Question

Use the method of variation of parameters to find a particular solution of the given differential equation. Then check your answer by using the method of undetermined coefficients.$$y^{\prime \prime}-5 y^{\prime}+6 y=2 e^{t}$$

Answer

**step1 Find the Complementary Solution**

To use the method of variation of parameters, we first need to find the complementary solution ($$y_c$$) of the homogeneous differential equation, which is obtained by setting the right-hand side of the given differential equation to zero.
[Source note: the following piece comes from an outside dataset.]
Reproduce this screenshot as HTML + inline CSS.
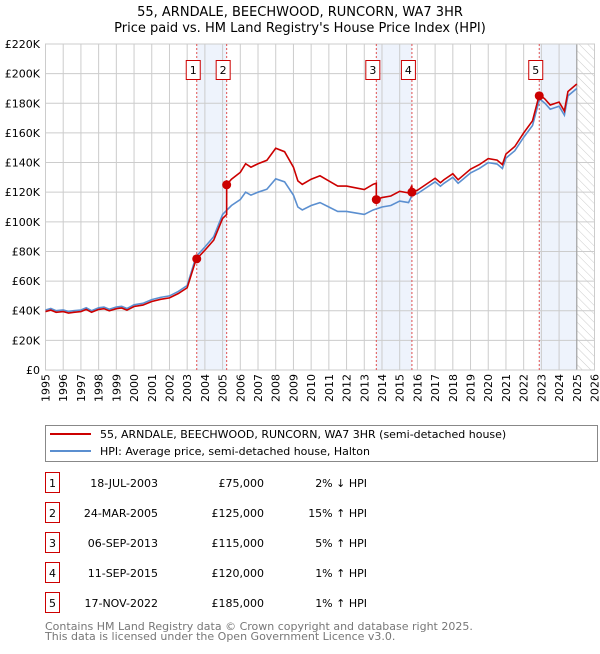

We find the roots of the characteristic equation associated with the homogeneous equation.

$$y^{\prime \prime}-5 y^{\prime}+6 y=0$$

The characteristic equation is formed by replacing $$y^{\prime \prime}$$ with $$r^2$$, $$y^{\prime}$$ with $$r$$, and $$y$$ with $$1$$.

$$r^2 - 5r + 6 = 0$$

Next, factor the quadratic equation to find its roots.

$$(r-2)(r-3) = 0$$

The roots are $$r_1 = 2$$ and $$r_2 = 3$$. Since the roots are real and distinct, the complementary solution is given by a linear combination of exponential functions with these roots as exponents.

$$y_c = c_1 e^{2t} + c_2 e^{3t}$$

From this, we identify the two linearly independent solutions $$y_1(t) = e^{2t}$$ and $$y_2(t) = e^{3t}$$.

**step2 Calculate the Wronskian**

The Wronskian of $$y_1(t)$$ and $$y_2(t)$$ is required for the variation of parameters formula. It is calculated as the determinant of the matrix formed by $$y_1, y_2$$ and their first derivatives.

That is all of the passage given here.